[CTC] Twelve Senate Dems Urge Deletion Of Customs Bill's Climate Language
Arthur Stamoulis
arthur at citizenstrade.org
Tue Jul 21 07:09:37 PDT 2015
Inside U.S. Trade
Daily News
Twelve Senate Dems Urge Deletion Of Customs Bill's Climate Language
Posted: July 20, 2015
Twelve Democratic senators are calling on the conference committee for a pending customs and trade enforcement bill to delete proposed language that would prevent the United States from negotiating provisions on climate change in trade agreements, amid doubts that the conference will happen at all.
In a July 17 letter <http://insidetrade.com/node/148925> to the seven Senate conferees, the Democratic lawmakers argue that the climate change language in the House-passed customs bill is “misplaced, ambiguous, and serves only to send the wrong message to the world on the seriousness of the United States on climate policy.”
The language in question in the House version of the bill, H.R. 644, would amend the Trade Promotion Authority (TPA) law to ensure that “trade agreements do not require changes to U.S. law or obligate the United States with respect to global warming or climate change.” This language would be inserted into the “overall negotiating objections” portion of the TPA statute. No such amendment is contained in the Senate version of H.R. 644.

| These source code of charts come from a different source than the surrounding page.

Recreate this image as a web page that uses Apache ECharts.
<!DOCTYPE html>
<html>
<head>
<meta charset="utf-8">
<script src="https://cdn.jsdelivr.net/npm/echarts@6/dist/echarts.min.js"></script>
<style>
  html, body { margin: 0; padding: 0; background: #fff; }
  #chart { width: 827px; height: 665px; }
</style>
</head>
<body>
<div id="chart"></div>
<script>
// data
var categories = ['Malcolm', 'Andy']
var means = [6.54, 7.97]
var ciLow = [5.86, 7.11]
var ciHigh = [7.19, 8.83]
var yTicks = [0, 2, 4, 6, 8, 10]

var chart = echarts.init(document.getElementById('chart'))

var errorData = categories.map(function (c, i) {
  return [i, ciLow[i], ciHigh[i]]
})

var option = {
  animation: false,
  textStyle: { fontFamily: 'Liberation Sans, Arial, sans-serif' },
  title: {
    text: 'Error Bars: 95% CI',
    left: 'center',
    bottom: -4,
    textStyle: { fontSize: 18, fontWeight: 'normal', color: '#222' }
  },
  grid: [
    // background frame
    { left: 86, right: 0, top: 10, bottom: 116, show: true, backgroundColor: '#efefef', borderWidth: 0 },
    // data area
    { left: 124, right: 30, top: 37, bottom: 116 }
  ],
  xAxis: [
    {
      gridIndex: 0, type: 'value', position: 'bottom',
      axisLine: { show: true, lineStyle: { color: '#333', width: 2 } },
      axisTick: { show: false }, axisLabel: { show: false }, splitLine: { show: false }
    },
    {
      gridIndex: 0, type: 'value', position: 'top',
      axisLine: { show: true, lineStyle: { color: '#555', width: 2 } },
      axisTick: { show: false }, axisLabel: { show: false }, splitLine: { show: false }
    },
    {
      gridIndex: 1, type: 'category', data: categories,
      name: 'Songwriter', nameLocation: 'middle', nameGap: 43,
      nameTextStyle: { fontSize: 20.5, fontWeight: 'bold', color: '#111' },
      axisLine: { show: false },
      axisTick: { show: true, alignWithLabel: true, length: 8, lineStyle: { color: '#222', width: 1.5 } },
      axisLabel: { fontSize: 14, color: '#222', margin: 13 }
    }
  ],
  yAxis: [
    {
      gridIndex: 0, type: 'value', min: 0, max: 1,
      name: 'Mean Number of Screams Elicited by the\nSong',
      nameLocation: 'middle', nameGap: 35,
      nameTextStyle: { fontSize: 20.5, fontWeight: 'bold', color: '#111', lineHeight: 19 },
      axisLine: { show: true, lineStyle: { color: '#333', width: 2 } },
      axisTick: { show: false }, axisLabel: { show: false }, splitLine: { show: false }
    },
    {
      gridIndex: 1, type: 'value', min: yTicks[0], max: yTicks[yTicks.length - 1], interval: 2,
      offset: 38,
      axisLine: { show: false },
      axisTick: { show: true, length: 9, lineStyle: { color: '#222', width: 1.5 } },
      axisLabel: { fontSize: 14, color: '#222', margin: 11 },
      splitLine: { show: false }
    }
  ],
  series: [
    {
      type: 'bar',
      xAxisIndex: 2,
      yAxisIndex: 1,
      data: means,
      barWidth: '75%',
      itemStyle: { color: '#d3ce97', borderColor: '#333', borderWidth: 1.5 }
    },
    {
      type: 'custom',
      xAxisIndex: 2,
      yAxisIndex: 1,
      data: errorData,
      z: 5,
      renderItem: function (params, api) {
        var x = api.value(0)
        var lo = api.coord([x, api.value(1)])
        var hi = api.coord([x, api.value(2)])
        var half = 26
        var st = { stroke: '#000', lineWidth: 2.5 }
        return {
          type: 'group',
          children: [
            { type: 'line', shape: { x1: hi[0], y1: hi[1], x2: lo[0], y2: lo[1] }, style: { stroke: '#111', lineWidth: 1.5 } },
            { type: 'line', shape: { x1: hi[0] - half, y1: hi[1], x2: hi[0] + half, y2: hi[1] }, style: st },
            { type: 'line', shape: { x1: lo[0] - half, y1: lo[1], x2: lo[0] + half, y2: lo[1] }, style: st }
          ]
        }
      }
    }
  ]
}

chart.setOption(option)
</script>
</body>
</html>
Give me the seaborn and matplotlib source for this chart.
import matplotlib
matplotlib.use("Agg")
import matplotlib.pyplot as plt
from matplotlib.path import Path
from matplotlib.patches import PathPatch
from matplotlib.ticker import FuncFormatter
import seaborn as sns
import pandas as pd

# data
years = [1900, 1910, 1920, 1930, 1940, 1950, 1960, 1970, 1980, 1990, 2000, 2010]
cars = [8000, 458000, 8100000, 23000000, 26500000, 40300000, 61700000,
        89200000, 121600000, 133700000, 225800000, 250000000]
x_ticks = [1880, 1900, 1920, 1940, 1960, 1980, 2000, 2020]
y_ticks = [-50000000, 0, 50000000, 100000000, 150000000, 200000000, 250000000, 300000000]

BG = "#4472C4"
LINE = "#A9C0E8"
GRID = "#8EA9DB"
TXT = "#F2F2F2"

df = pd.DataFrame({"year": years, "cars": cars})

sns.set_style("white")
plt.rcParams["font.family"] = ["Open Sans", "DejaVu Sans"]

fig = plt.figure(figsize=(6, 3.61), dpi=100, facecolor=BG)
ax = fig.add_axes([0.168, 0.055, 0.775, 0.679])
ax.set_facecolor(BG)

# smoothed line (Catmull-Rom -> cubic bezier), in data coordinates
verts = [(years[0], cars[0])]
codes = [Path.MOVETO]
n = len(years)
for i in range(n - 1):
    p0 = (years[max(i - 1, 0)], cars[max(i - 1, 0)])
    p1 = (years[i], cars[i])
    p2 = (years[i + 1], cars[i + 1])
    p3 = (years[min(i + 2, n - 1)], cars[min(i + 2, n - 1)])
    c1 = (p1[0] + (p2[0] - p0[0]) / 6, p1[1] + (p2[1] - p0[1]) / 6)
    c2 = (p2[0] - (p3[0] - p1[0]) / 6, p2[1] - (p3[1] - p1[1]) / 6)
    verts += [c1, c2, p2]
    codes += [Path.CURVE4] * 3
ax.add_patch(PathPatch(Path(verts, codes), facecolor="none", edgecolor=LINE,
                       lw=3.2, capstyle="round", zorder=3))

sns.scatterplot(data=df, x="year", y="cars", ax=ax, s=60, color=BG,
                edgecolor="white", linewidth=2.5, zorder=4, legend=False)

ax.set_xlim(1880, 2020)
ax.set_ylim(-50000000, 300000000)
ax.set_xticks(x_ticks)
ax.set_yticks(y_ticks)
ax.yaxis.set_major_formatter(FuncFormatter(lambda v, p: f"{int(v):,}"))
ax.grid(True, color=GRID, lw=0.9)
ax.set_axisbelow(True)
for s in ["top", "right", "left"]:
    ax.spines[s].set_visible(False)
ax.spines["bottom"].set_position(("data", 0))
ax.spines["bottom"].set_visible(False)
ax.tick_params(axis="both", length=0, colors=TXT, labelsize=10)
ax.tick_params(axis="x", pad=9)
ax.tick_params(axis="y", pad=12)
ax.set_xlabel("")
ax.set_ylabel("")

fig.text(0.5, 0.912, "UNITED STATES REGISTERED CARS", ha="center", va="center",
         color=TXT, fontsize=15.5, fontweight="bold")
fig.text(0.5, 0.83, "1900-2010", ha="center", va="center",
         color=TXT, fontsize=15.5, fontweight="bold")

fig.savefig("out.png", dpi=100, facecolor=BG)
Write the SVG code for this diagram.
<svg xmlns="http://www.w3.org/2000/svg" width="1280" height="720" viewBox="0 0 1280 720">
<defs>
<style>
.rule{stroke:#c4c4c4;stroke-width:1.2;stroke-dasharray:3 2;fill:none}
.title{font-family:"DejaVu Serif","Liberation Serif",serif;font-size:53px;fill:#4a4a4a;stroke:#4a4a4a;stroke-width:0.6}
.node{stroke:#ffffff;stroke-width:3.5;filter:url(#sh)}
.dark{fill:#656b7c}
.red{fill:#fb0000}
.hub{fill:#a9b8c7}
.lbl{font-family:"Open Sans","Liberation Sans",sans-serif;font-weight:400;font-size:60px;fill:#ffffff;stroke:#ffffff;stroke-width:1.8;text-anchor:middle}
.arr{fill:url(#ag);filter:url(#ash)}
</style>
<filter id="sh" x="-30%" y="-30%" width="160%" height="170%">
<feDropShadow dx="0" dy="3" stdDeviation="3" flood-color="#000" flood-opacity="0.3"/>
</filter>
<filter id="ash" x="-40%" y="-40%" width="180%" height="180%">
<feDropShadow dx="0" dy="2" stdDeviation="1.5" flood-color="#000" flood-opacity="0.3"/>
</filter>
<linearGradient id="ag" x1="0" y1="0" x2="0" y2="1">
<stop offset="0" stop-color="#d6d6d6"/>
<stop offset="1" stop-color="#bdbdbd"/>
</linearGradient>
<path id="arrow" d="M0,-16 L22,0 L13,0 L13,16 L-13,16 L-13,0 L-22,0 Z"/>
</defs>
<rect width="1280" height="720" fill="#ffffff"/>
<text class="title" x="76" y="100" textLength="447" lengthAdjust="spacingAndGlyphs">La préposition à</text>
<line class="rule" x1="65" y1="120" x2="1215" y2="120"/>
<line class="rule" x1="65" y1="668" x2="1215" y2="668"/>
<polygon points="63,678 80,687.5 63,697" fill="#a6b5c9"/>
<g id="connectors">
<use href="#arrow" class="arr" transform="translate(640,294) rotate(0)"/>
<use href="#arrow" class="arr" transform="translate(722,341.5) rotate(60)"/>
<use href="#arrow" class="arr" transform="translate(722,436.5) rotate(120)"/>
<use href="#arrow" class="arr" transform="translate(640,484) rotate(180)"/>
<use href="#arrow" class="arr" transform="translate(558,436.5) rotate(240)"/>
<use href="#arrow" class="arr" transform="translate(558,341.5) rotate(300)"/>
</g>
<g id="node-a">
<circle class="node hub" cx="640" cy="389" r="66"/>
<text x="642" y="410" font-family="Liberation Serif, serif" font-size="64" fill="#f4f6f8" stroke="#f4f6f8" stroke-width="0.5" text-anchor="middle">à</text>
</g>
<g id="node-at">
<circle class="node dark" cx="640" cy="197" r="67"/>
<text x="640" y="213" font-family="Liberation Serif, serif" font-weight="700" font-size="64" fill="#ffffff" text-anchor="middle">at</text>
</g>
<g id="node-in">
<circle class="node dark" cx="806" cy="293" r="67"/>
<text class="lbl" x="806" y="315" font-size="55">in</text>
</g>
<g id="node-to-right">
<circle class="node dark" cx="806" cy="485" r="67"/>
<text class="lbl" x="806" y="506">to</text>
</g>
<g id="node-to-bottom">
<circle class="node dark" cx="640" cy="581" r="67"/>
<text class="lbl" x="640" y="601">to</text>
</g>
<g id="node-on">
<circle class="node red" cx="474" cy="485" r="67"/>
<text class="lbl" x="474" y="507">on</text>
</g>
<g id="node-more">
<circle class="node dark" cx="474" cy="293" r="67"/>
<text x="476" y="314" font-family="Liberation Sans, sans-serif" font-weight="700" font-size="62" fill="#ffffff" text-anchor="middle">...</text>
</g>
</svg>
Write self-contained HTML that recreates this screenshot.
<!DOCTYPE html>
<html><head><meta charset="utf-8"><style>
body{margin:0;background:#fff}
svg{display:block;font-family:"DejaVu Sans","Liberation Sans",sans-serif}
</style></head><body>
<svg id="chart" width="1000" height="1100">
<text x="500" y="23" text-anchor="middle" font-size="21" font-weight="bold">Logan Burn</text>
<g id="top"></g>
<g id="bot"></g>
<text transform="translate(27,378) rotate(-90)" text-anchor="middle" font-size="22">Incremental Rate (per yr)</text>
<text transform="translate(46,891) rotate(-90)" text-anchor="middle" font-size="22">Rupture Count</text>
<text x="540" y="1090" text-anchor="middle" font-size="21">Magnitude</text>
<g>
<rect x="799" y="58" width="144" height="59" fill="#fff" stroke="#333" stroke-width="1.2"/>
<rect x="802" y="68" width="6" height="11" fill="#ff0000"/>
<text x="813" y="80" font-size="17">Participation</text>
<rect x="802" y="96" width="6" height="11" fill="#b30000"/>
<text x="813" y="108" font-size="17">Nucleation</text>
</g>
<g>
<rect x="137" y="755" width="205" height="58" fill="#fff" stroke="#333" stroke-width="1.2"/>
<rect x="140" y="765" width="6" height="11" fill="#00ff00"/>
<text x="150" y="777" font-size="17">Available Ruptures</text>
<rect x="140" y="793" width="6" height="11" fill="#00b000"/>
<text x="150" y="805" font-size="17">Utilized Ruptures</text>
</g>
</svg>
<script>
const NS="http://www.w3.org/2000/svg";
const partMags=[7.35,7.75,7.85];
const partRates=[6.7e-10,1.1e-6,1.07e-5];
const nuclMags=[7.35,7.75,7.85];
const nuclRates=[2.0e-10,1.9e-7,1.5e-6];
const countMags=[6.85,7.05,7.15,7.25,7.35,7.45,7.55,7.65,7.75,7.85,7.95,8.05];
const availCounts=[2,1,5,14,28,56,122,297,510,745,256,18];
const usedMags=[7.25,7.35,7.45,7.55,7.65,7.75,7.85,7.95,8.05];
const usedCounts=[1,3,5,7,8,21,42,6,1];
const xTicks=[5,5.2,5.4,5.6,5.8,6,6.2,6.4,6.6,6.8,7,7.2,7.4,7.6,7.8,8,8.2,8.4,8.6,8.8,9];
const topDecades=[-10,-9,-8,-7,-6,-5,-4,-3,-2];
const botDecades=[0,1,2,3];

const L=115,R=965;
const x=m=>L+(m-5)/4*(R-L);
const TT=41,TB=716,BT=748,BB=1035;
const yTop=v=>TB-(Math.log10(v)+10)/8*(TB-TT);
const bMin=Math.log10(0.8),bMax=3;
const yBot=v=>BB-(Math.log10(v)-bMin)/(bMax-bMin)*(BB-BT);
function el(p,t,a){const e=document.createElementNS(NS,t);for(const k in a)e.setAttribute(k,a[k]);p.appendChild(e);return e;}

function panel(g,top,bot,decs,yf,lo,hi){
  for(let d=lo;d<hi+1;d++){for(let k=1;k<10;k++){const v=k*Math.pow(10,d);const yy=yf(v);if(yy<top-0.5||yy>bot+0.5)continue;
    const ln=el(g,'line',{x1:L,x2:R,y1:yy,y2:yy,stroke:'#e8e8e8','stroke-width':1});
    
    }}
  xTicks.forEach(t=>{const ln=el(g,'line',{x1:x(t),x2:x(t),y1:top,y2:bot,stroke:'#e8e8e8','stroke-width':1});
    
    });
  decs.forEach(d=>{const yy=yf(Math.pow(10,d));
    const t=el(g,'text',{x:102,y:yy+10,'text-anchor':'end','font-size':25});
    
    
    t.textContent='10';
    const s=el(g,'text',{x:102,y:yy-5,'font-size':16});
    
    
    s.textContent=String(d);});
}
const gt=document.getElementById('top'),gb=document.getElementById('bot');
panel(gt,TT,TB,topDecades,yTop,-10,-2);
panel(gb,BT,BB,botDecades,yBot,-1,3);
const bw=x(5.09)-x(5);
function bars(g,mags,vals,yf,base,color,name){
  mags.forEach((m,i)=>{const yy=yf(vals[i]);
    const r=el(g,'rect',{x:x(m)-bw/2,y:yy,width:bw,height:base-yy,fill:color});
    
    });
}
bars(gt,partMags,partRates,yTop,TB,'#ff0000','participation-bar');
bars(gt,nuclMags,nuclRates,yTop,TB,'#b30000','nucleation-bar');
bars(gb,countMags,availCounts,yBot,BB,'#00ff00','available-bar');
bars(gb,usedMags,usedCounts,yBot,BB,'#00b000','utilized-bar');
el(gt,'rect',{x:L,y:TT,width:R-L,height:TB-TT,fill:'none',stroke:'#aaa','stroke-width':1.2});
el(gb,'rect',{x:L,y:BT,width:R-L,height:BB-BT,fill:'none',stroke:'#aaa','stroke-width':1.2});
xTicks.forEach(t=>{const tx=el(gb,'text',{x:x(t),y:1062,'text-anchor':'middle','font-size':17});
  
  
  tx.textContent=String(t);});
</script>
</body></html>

But there are signs that the fight over this language may end up going nowhere. House Majority Leader Kevin McCarthy (R-CA) for the first time since the enactment of TPA and other trade legislation on June 29 has not listed a motion to go to conference on the customs bill on the chamber's weekly agenda. His office included that item on the House agenda for two weeks in a row, but ultimately no motion was made.
One trade lobbyist said the delay in going to conference stemmed from staff being still hung up on differences in the language on currency between the House and Senate bills, and that a conference on the bill is unlikely before the August recess. This lobbyist also gave the bill a "50-50" chance of being passed into law at all at this point.
The Senate, meanwhile, has already named its conferees for the customs bill. They are Finance Committee Chairman Orrin Hatch (R-UT) and Ranking Member Ron Wyden (D-OR), and Sens. John Cornyn (R-TX), John Thune (R-SD), Johnny Isakson (R-GA), Charles Schumer (D-NY) and Debbie Stabenow (D-MI).
The 12 senators -- half of whom sit on the Finance Committee -- argue that the language is out of placebecause the U.S. has never negotiated on climate change in a trade agreement. The State Department is the lead in those multilateral negotiations, and any international treaty they brought forward would have to be ratified by Congress, the signatories note.
In addition, the 12 senators say it is unclear how the climate change language meshes with the current environmental language within TPA. Under TPA, the administration is directed to uphold within its FTAs seven specific multilateral environmental agreements (MEA), as well as any other MEA the U.S. and the FTA partner have in common. The seven MEAs deal endangered species of wild fauna and flora, the ozone layer, pollution from ships, wetlands, Antarctic marine life, whaling and tropical tuna.
Other environmental obligations within TPA would prevent the U.S.'s FTA partners from deliberately weakening their environmental laws so as to attract more trade and investment. “It is unclear how the House climate language in the Customs bill relates to these objectives,” the senators wrote.
Finally, the 12 senators argue that the climate change language “sends the wrong message” about the seriousness of the United States in addressing the global problem. They also make a plea to their colleagues who disagree with them on climate change, saying their time is better spent debating the issue “rather than inserting ambiguous and counterproductive language into an unrelated trade bill.”
The signatories are Sens. Michael Bennet (D-CO), Dianne Feinstein (D-CA), Patty Murray (D-WA), Bill Nelson (D-FL), Jeanne Shaheen (D-NH), Tim Kaine (D-VA), Mark Warner (D-VA), Thomas Carper (D-DE), Chris Coons (D-DE), Benjamin Cardin (D-MD), Maria Cantwell (D-WA) and Claire McCaskill (D-MO).
Bennet, Nelson, Warner, Carper, Cardin and Cantwell sit on Finance. All of the signatories except Cardin voted for final passage of the TPA bill.